A flunky named Lou (Burt Lancaster) who works for a rich old widow accidentally comes into possession of some cocaine when he meets the ne'er-do-well brother, Dave (Robert Joy), of a casino dealer-in-training, Sally (Susan Sarandon). Lou sees this as one final opportunity to become the sexy tough guy he never was. He becomes drunk on the perceived power of being an effective criminal. But he's a high-functioning drunk who's too old and too careful to make the stupid mistakes of someone young like Dave, whose dearth of caution does him in.
Atlantic City (1981) is one of those movies that leaves you feeling unmoved, unless you find its characters appealing. Lancaster is much like Art Carney's character in The Late Show: a has-been whose power lies chiefly in the fact that nobody takes him seriously anymore. Lancaster is confident and still a convincing lead even in his mid-sixties.

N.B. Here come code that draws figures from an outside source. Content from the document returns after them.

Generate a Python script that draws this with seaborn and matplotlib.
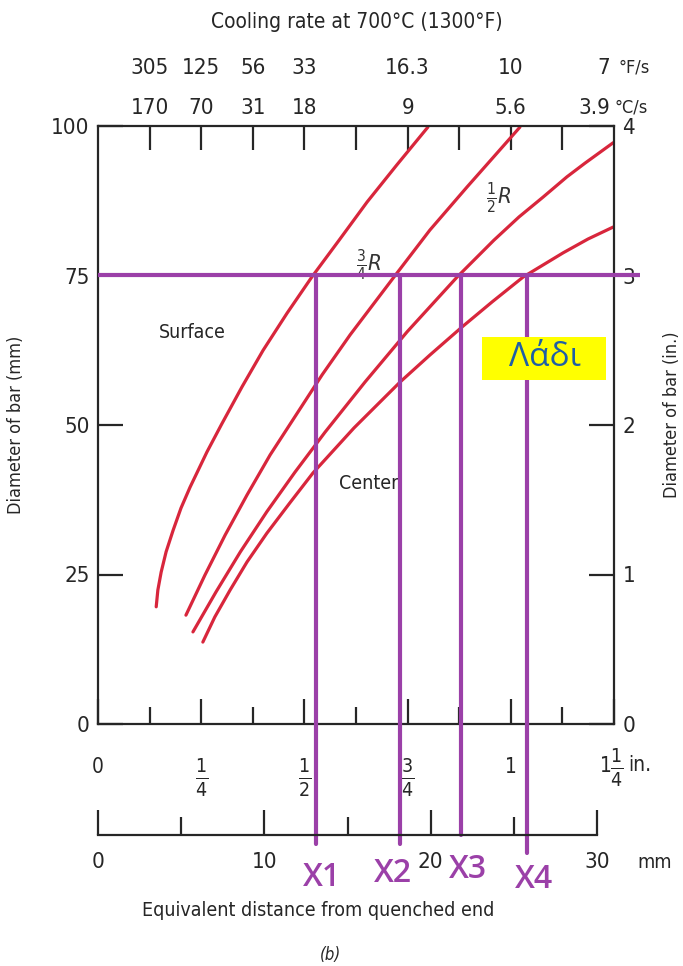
import matplotlib
matplotlib.use("Agg")
import matplotlib.pyplot as plt
import matplotlib.patches as mpatches
import pandas as pd
import seaborn as sns

# ---------------- data ----------------
# x: equivalent distance (in.), y: bar diameter (mm)
surface_x = [0.141, 0.145, 0.153, 0.165, 0.182, 0.201, 0.223, 0.264, 0.300, 0.349,
             0.400, 0.458, 0.518, 0.584, 0.652, 0.724, 0.799]
surface_y = [19.6, 22.4, 25.4, 28.8, 32.4, 36.1, 39.6, 45.5, 50.2, 56.4,
             62.5, 68.7, 74.75, 80.9, 87.3, 93.5, 99.8]

r34_x = [0.213, 0.259, 0.308, 0.361, 0.417, 0.480, 0.543, 0.611, 0.717, 0.804, 0.894, 0.967, 1.022]
r34_y = [18.2, 24.9, 31.6, 38.3, 45.0, 51.7, 58.4, 65.1, 74.75, 82.6, 89.8, 95.5, 99.8]

r12_x = [0.230, 0.286, 0.345, 0.409, 0.477, 0.550, 0.647, 0.749, 0.870, 0.959, 1.020,
         1.078, 1.136, 1.180, 1.248]
r12_y = [15.4, 22.1, 28.8, 35.5, 42.1, 48.8, 57.2, 65.6, 74.75, 80.9, 84.8,
         88.1, 91.5, 93.8, 97.2]

center_x = [0.254, 0.283, 0.320, 0.361, 0.409, 0.465, 0.521, 0.620, 0.732, 0.804,
            0.882, 0.955, 1.030, 1.127, 1.187, 1.248]
center_y = [13.7, 17.9, 22.4, 27.1, 31.9, 37.0, 42.0, 49.5, 57.2, 61.7,
            66.4, 70.6, 74.75, 78.8, 81.1, 83.1]

curve_names = ["Surface", "3/4 R", "1/2 R", "Center"]

# axis ticks / labels
left_ticks = [0, 25, 50, 75, 100]
right_ticks = [0, 1, 2, 3, 4]
inch_ticks = [0, 0.25, 0.5, 0.75, 1.0, 1.25]
inch_labels = ["0", r"$\frac{1}{4}$", r"$\frac{1}{2}$", r"$\frac{3}{4}$", "1", ""]
inch_last_whole, inch_last_frac = "1", r"$\frac{1}{4}$"
inch_minor = [0.125, 0.375, 0.625, 0.875, 1.125]
mm_ticks = [0, 10, 20, 30]
mm_minor = [5, 15, 25]
top_ticks = [0.125, 0.25, 0.375, 0.5, 0.625, 0.75, 0.875, 1.0, 1.125]
rate_pos = [0.125, 0.25, 0.375, 0.5, 0.75, 1.0, 1.25]
rate_F = ["305", "125", "56", "33", "16.3", "10", "7"]
rate_C = ["170", "70", "31", "18", "9", "5.6", "3.9"]

# selected marks (purple construction lines)
target_diam = 75
mark_x = [0.528, 0.732, 0.879, 1.039]
mark_names = ["X1", "X2", "X3", "X4"]
mark_bottom = [-20.0, -20.0, -18.5, -21.5]

# ---------------- style ----------------
sns.set_theme(style="white")
plt.rcParams['font.family'] = ['DejaVu Sans Condensed', 'DejaVu Sans']
plt.rcParams['font.stretch'] = 'condensed'
plt.rcParams['mathtext.fontset'] = 'dejavusans'

RED = "#d8263c"
PURPLE = "#9b40a8"
INK = "#262626"
WIDE = ["Open Sans", "Noto Sans", "DejaVu Sans"]

W, H = 683, 966
fig = plt.figure(figsize=(W / 100, H / 100), dpi=100)
fig.patch.set_facecolor("white")

def fx(px):
    return px / W

def fy(py):
    return 1 - py / H

ax = fig.add_axes([fx(98), fy(724), fx(614) - fx(98), fy(126) - fy(724)])
ax.set_facecolor("white")

frames = []
for name, xs, ys in zip(curve_names,
                        [surface_x, r34_x, r12_x, center_x],
                        [surface_y, r34_y, r12_y, center_y]):
    frames.append(pd.DataFrame({"x": xs, "y": ys, "curve": name}))
df = pd.concat(frames, ignore_index=True)

sns.lineplot(data=df, x="x", y="y", hue="curve", palette=[RED] * 4,
             legend=False, estimator=None, linewidth=2.3, ax=ax)

ax.set_xlim(0, 1.25)
ax.set_ylim(0, 100)
for s in ax.spines.values():
    s.set_color(INK)
    s.set_linewidth(1.6)
    s.set_visible(True)

# bottom inch scale
ax.set_xticks(inch_ticks)
ax.set_xticklabels(inch_labels)
ax.set_xticks(inch_minor, minor=True)
ax.tick_params(axis="x", which="major", direction="in", length=18, width=1.6,
               color=INK, bottom=True, top=False, pad=24, labelsize=15, labelcolor=INK)
ax.tick_params(axis="x", which="minor", direction="in", length=12, width=1.6,
               color=INK, bottom=True, top=False)
for lbl in ax.get_xticklabels():
    if "frac" in lbl.get_text():
        lbl.set_fontsize(20)
ax.set_xlabel("")
# last inch label "1 1/4 in."
fig.text(fx(606), fy(766), inch_last_whole, ha="center", va="center", fontsize=15, color=INK)
fig.text(fx(617), fy(768), inch_last_frac, ha="center", va="center", fontsize=20, color=INK)
fig.text(fx(628), fy(765), "in.", ha="left", va="center", fontsize=15, color=INK)

# left mm scale
ax.set_yticks(left_ticks)
ax.set_yticklabels([str(t) for t in left_ticks])
ax.tick_params(axis="y", which="major", direction="in", length=18, width=1.6,
               color=INK, left=True, right=False, pad=6, labelsize=16, labelcolor=INK)
ax.set_ylabel("Diameter of bar (mm)", fontsize=13, color=INK)
ax.yaxis.set_label_coords(-0.142, 0.5)

# top ticks (cooling rate positions)
topax = ax.secondary_xaxis("top")
topax.set_xticks(top_ticks)
topax.set_xticklabels([])
topax.tick_params(axis="x", direction="in", length=17, width=1.6, color=INK, top=True)
topax.spines["top"].set_visible(False)

# right inch scale
rax = ax.secondary_yaxis("right", functions=(lambda v: v / 25.0, lambda v: v * 25.0))
rax.set_yticks(right_ticks)
rax.set_yticklabels([str(t) for t in right_ticks])
rax.tick_params(axis="y", direction="in", length=18, width=1.6, color=INK, right=True,
                pad=6, labelsize=16, labelcolor=INK)
rax.spines["right"].set_visible(False)
fig.text(fx(672), fy(415), "Diameter of bar (in.)", rotation=90, ha="center",
         va="center", fontsize=13, color=INK)

# cooling-rate labels
xt = ax.get_xaxis_transform()
for p, f, c in zip(rate_pos, rate_F, rate_C):
    last = p == rate_pos[-1]
    px = p - 0.01 if last else p
    ha = "right" if last else "center"
    ax.text(px, 1.0 + 58 / 598, f, transform=xt, ha=ha, va="center",
            fontsize=16, color=INK, clip_on=False)
    ax.text(px, 1.0 + 18 / 598, c, transform=xt, ha=ha, va="center",
            fontsize=16, color=INK, clip_on=False)
fig.text(fx(619), fy(68), "°F/s", ha="left", va="center", fontsize=13, color=INK)
fig.text(fx(614), fy(108), "°C/s", ha="left", va="center", fontsize=13, color=INK)
fig.text(fx(357), fy(22), "Cooling rate at 700°C (1300°F)", ha="center", va="center",
         fontsize=15, color=INK)

# curve labels
ax.text(0.228, 65.5, "Surface", fontsize=14, color=INK, ha="center", va="center")
ax.text(0.655, 40.3, "Center", fontsize=14, color=INK, ha="center", va="center")
ax.text(0.655, 76.8, r"$\frac{3}{4}R$", fontsize=16, color="#333333", ha="center", va="center")
ax.text(0.97, 88.0, r"$\frac{1}{2}R$", fontsize=16, color="#333333", ha="center", va="center")

# mm scale axis
mmax = fig.add_axes([fx(98), fy(835), fx(597) - fx(98), 0.02])
mmax.patch.set_visible(False)
mmax.set_xlim(0, 30)
mmax.set_ylim(0, 1)
for k in ["top", "left", "right"]:
    mmax.spines[k].set_visible(False)
mmax.spines["bottom"].set_color(INK)
mmax.spines["bottom"].set_linewidth(1.6)
mmax.set_yticks([])
mmax.set_xticks(mm_ticks)
mmax.set_xticklabels([str(t) for t in mm_ticks])
mmax.set_xticks(mm_minor, minor=True)
mmax.tick_params(axis="x", which="major", direction="in", length=18, width=1.6,
                 color=INK, bottom=True, pad=12, labelsize=16, labelcolor=INK)
mmax.tick_params(axis="x", which="minor", direction="in", length=13, width=1.6,
                 color=INK, bottom=True)
fig.text(fx(655), fy(862), "mm", ha="center", va="center", fontsize=14, color=INK)

fig.text(fx(318), fy(911), "Equivalent distance from quenched end", ha="center",
         va="center", fontsize=14, color=INK)
fig.text(fx(330), fy(955), "(b)", ha="center", va="center", fontsize=12,
         color=INK, style="italic")

# purple construction lines
ax.plot([0, 1.313], [target_diam, target_diam], color=PURPLE, lw=3.0,
        clip_on=False, zorder=5, solid_capstyle="butt")
for xm, yb in zip(mark_x, mark_bottom):
    ax.plot([xm, xm], [target_diam, yb], color=PURPLE, lw=3.0, clip_on=False,
            zorder=5, solid_capstyle="round")
label_y = [878, 874, 870, 880]
label_px = [322, 393, 468, 534]
for name, lx, ly in zip(mark_names, label_px, label_y):
    fig.text(fx(lx), fy(ly), name, ha="center", va="center", fontsize=23,
             color=PURPLE, weight="semibold", stretch="normal", family=WIDE)

# yellow box
fig.patches.append(mpatches.Rectangle((fx(482), fy(380)), fx(606) - fx(482),
                                      fy(337) - fy(380), transform=fig.transFigure,
                                      facecolor="#ffff00", edgecolor="none", zorder=6))
fig.text(fx(545), fy(357), "Λάδι", ha="center", va="center", fontsize=24,
         color="#1f5fa6", stretch="normal", weight="normal", family=WIDE, zorder=7)

fig.savefig("out.png", dpi=100)
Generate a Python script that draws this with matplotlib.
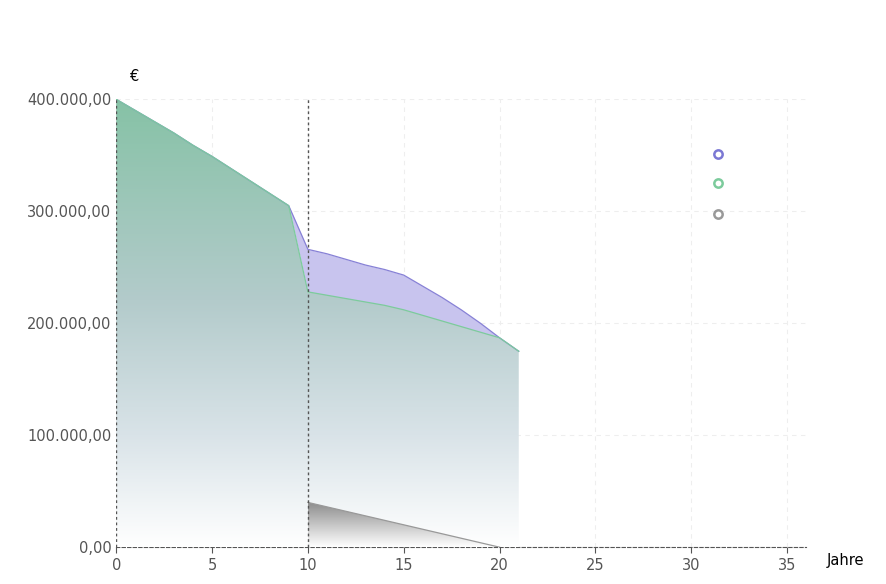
import matplotlib
matplotlib.use("Agg")
import matplotlib.pyplot as plt
import numpy as np
from matplotlib.path import Path
from matplotlib.patches import PathPatch
from matplotlib.ticker import FuncFormatter

years = list(range(0, 22))
green = [400000, 390000, 380000, 370000, 359000, 349000, 338000, 327000, 316000, 305000,
         228000, 225000, 222000, 219000, 216000, 212000, 207000, 202000, 197000, 192000, 187000, 175000]
purple = [400000, 390000, 380000, 370000, 359000, 349000, 338000, 327000, 316000, 305000,
          266000, 262000, 257000, 252000, 248000, 243000, 233000, 223000, 212000, 200000, 187000, 175000]
gray_years = list(range(10, 21))
gray = [40000, 36000, 32000, 28000, 24000, 20000, 16000, 12000, 8000, 4000, 0]

fig = plt.figure(figsize=(8.87, 5.84), dpi=100)
ax = fig.add_axes([0.131, 0.063, 0.778, 0.767])
ax.set_xlim(0, 36)
ax.set_ylim(0, 400000)

def grad_fill(xs, ys, stops, ytop, ybot, z):
    verts = [(xs[0], 0)] + list(zip(xs, ys)) + [(xs[-1], 0)]
    patch = PathPatch(Path(verts), facecolor="none", edgecolor="none")
    ax.add_patch(patch)
    n = 256
    t = np.linspace(0, 1, n)
    pos = [s[0] for s in stops]
    cols = np.array([matplotlib.colors.to_rgb(s[1]) for s in stops])
    img = np.stack([np.interp(t, pos, cols[:, k]) for k in range(3)], axis=1).reshape(n, 1, 3)
    im = ax.imshow(img, extent=[xs[0], xs[-1], ybot, ytop], aspect="auto", origin="upper", zorder=z)
    im.set_clip_path(patch)

ax.fill_between(years, green, purple, color="#c8c4ee", zorder=2, linewidth=0)
grad_fill(years, green, [(0, "#86c2a6"), (0.45, "#b3cbcb"), (0.75, "#d9e3e8"), (1, "#ffffff")], 400000, 0, 3)
ax.plot(years, purple, color="#8781d6", lw=0.9, zorder=4)
ax.plot(years, green, color="#7ccb9c", lw=0.9, zorder=4)
grad_fill(gray_years, gray, [(0, "#8c8c8c"), (1, "#ffffff")], 40000, 0, 3)
ax.plot(gray_years, gray, color="#999999", lw=0.9, zorder=4)

ax.axvline(0, color="#555555", ls=(0, (2, 2)), lw=1, zorder=5)
ax.axvline(10, color="#555555", ls=(0, (2, 2)), lw=1, zorder=5)

ax.set_xticks(range(0, 36, 5))
ax.set_yticks(range(0, 400001, 100000))
ax.yaxis.set_major_formatter(FuncFormatter(lambda v, p: f"{v:,.2f}".replace(",", "X").replace(".", ",").replace("X", ".")))
ax.grid(True, color="#eeeeee", ls=(0, (4, 4)), lw=0.8)
ax.set_axisbelow(True)
for s in ["top", "right", "left"]:
    ax.spines[s].set_visible(False)
ax.spines["bottom"].set_linestyle((0, (3, 2)))
ax.spines["bottom"].set_color("#555555")
ax.tick_params(colors="#555555", labelsize=10.5, length=4)
ax.tick_params(axis="y", length=0)
ax.text(0.02, 1.04, "€", transform=ax.transAxes, fontsize=10.5)
ax.text(1.03, -0.04, "Jahre", transform=ax.transAxes, fontsize=10.5)

for yy, c in [(351000, "#7b78d4"), (325000, "#7ccb9c"), (298000, "#999999")]:
    ax.plot([31.4], [yy], marker="o", ms=6, mfc="white", mec=c, mew=1.8, zorder=6)

fig.savefig("out.png", dpi=100)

Kate Reid also turns in a strong performance as Grace, the crotchety but still sexual old broad he takes care of. She's given moments of grace and subtlety that elevate her character from the cartoonish way she's presented at first. We see a softer side, a manipulative side, a needy side, a bitchy side, a humorous side, and a tough side. In fact, this may be the reason Atlantic City has been considered something of a great movie by some people.
The director, Louis Malle, and the writer, John Guare, manage to show us different sides, different angles, of their characters, in their relationships with each other. Like Grace, we get a different Lou when he's with her, with Sally, with Sally's brother, with the career criminals in Atlantic City, and with the old chum he runs into giving shoeshines in the hotel washroom. And it's easy to see how this film helped Susan Sarandon's career take off. Sarandon possesses a radiant confidence mixed with tender vulnerability. She's a fiery actress who you believe totally, and who you can like almost immediately. She's soft without being weak, and tough without coming off as as drag.
But the movie itself feels a bit like a tease. My sensibilities and the movie's sensibilities are both trashy but in different ways. I can revel in the pulpy deviousness of film noir, but the world of Atlantic City casinos and drugs and old flunkies high on the allure of their own streaks of good luck leaves me feeling disinterested. And the setting is grim: Atlantic City doesn't seem like a place anybody would ever want to live in, let alone visit. I suppose that was the film's purpose: showing us why people would see Atlantic City as their version of a silver lining, just as faded and fleeting as all the other silver linings. This movie combines the Hollywood dreams of the 40s and 50s with the feeling of waking up to the cold hard world of economic decline in the 70s and early 80s. Atlantic City hasn't the allure of Las Vegas, which is just as artificial but a lot more glamorous. By the end, you don't even worry much about what will happen to Lancaster's character, although the ending is still pleasing.